What to work on: Print the records below word for word, but leave out the pictures.

Data listing:
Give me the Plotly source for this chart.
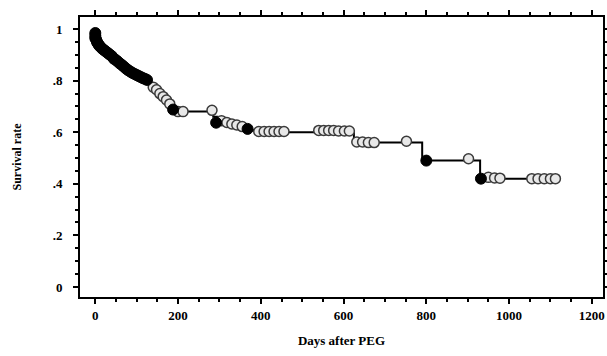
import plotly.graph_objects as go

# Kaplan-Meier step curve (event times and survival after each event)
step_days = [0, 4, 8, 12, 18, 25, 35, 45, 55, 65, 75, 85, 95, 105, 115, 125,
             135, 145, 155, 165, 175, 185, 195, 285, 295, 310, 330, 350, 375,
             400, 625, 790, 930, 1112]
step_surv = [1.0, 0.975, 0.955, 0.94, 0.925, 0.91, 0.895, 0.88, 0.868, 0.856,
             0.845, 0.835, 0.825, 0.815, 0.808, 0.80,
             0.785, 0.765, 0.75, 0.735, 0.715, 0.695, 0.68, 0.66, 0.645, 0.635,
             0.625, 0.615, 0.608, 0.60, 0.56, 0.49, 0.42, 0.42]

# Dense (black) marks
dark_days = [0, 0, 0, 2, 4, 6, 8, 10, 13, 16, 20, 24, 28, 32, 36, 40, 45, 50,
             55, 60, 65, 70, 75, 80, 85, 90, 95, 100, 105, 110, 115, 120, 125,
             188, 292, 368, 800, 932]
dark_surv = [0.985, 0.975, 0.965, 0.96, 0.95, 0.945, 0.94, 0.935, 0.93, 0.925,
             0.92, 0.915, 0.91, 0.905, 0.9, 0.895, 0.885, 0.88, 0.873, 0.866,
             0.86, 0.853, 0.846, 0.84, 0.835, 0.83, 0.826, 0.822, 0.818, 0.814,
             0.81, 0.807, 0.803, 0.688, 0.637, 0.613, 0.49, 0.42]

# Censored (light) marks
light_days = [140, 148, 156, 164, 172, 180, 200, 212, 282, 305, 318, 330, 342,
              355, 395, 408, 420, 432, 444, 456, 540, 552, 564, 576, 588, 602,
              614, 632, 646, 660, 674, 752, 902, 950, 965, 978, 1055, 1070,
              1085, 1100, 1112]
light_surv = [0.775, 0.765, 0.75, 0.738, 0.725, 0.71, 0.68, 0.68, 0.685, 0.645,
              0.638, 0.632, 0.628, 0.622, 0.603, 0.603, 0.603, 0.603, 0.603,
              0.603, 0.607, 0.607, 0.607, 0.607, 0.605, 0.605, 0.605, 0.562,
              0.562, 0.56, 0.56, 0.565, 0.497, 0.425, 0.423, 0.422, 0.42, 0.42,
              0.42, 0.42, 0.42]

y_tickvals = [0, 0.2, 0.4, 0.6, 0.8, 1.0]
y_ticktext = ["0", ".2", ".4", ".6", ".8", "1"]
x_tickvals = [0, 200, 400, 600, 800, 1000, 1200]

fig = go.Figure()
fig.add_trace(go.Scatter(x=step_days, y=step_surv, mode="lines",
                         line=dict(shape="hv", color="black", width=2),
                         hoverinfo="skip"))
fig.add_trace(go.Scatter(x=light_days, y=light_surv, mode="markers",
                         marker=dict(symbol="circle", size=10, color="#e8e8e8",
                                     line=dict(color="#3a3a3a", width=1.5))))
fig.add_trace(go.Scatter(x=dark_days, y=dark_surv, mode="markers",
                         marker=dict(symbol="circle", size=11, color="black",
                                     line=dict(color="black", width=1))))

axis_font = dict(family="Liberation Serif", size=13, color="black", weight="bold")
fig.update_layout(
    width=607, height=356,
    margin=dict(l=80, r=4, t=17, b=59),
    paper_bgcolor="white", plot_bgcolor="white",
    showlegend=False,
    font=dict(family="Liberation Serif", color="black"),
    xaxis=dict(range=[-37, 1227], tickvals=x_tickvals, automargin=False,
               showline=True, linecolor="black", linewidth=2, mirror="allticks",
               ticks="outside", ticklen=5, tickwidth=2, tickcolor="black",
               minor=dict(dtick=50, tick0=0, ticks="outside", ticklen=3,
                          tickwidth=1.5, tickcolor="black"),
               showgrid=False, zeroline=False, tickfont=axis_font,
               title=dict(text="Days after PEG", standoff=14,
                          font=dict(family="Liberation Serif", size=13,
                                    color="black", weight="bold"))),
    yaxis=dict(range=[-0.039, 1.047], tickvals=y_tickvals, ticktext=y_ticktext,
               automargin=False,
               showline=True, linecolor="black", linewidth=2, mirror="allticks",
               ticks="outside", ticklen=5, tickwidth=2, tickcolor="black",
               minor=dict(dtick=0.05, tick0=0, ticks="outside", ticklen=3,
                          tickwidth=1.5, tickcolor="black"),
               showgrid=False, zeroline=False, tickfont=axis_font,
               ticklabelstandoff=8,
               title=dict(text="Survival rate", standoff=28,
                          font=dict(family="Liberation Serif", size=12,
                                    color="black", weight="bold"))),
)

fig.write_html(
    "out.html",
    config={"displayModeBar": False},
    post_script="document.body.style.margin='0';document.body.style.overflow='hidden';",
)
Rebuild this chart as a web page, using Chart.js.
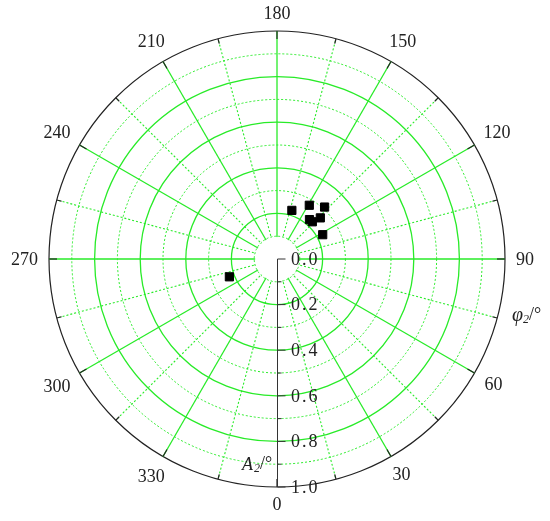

Output of the task:
Give me the Plotly source for this chart.
import plotly.graph_objects as go

# Kaplan-Meier step curve (event times and survival after each event)
step_days = [0, 4, 8, 12, 18, 25, 35, 45, 55, 65, 75, 85, 95, 105, 115, 125,
             135, 145, 155, 165, 175, 185, 195, 285, 295, 310, 330, 350, 375,
             400, 625, 790, 930, 1112]
step_surv = [1.0, 0.975, 0.955, 0.94, 0.925, 0.91, 0.895, 0.88, 0.868, 0.856,
             0.845, 0.835, 0.825, 0.815, 0.808, 0.80,
             0.785, 0.765, 0.75, 0.735, 0.715, 0.695, 0.68, 0.66, 0.645, 0.635,
             0.625, 0.615, 0.608, 0.60, 0.56, 0.49, 0.42, 0.42]

# Dense (black) marks
dark_days = [0, 0, 0, 2, 4, 6, 8, 10, 13, 16, 20, 24, 28, 32, 36, 40, 45, 50,
             55, 60, 65, 70, 75, 80, 85, 90, 95, 100, 105, 110, 115, 120, 125,
             188, 292, 368, 800, 932]
dark_surv = [0.985, 0.975, 0.965, 0.96, 0.95, 0.945, 0.94, 0.935, 0.93, 0.925,
             0.92, 0.915, 0.91, 0.905, 0.9, 0.895, 0.885, 0.88, 0.873, 0.866,
             0.86, 0.853, 0.846, 0.84, 0.835, 0.83, 0.826, 0.822, 0.818, 0.814,
             0.81, 0.807, 0.803, 0.688, 0.637, 0.613, 0.49, 0.42]

# Censored (light) marks
light_days = [140, 148, 156, 164, 172, 180, 200, 212, 282, 305, 318, 330, 342,
              355, 395, 408, 420, 432, 444, 456, 540, 552, 564, 576, 588, 602,
              614, 632, 646, 660, 674, 752, 902, 950, 965, 978, 1055, 1070,
              1085, 1100, 1112]
light_surv = [0.775, 0.765, 0.75, 0.738, 0.725, 0.71, 0.68, 0.68, 0.685, 0.645,
              0.638, 0.632, 0.628, 0.622, 0.603, 0.603, 0.603, 0.603, 0.603,
              0.603, 0.607, 0.607, 0.607, 0.607, 0.605, 0.605, 0.605, 0.562,
              0.562, 0.56, 0.56, 0.565, 0.497, 0.425, 0.423, 0.422, 0.42, 0.42,
              0.42, 0.42, 0.42]

y_tickvals = [0, 0.2, 0.4, 0.6, 0.8, 1.0]
y_ticktext = ["0", ".2", ".4", ".6", ".8", "1"]
x_tickvals = [0, 200, 400, 600, 800, 1000, 1200]

fig = go.Figure()
fig.add_trace(go.Scatter(x=step_days, y=step_surv, mode="lines",
                         line=dict(shape="hv", color="black", width=2),
                         hoverinfo="skip"))
fig.add_trace(go.Scatter(x=light_days, y=light_surv, mode="markers",
                         marker=dict(symbol="circle", size=10, color="#e8e8e8",
                                     line=dict(color="#3a3a3a", width=1.5))))
fig.add_trace(go.Scatter(x=dark_days, y=dark_surv, mode="markers",
                         marker=dict(symbol="circle", size=11, color="black",
                                     line=dict(color="black", width=1))))

axis_font = dict(family="Liberation Serif", size=13, color="black", weight="bold")
fig.update_layout(
    width=607, height=356,
    margin=dict(l=80, r=4, t=17, b=59),
    paper_bgcolor="white", plot_bgcolor="white",
    showlegend=False,
    font=dict(family="Liberation Serif", color="black"),
    xaxis=dict(range=[-37, 1227], tickvals=x_tickvals, automargin=False,
               showline=True, linecolor="black", linewidth=2, mirror="allticks",
               ticks="outside", ticklen=5, tickwidth=2, tickcolor="black",
               minor=dict(dtick=50, tick0=0, ticks="outside", ticklen=3,
                          tickwidth=1.5, tickcolor="black"),
               showgrid=False, zeroline=False, tickfont=axis_font,
               title=dict(text="Days after PEG", standoff=14,
                          font=dict(family="Liberation Serif", size=13,
                                    color="black", weight="bold"))),
    yaxis=dict(range=[-0.039, 1.047], tickvals=y_tickvals, ticktext=y_ticktext,
               automargin=False,
               showline=True, linecolor="black", linewidth=2, mirror="allticks",
               ticks="outside", ticklen=5, tickwidth=2, tickcolor="black",
               minor=dict(dtick=0.05, tick0=0, ticks="outside", ticklen=3,
                          tickwidth=1.5, tickcolor="black"),
               showgrid=False, zeroline=False, tickfont=axis_font,
               ticklabelstandoff=8,
               title=dict(text="Survival rate", standoff=28,
                          font=dict(family="Liberation Serif", size=12,
                                    color="black", weight="bold"))),
)

fig.write_html(
    "out.html",
    config={"displayModeBar": False},
    post_script="document.body.style.margin='0';document.body.style.overflow='hidden';",
)
Rebuild this chart as a web page, using Chart.js.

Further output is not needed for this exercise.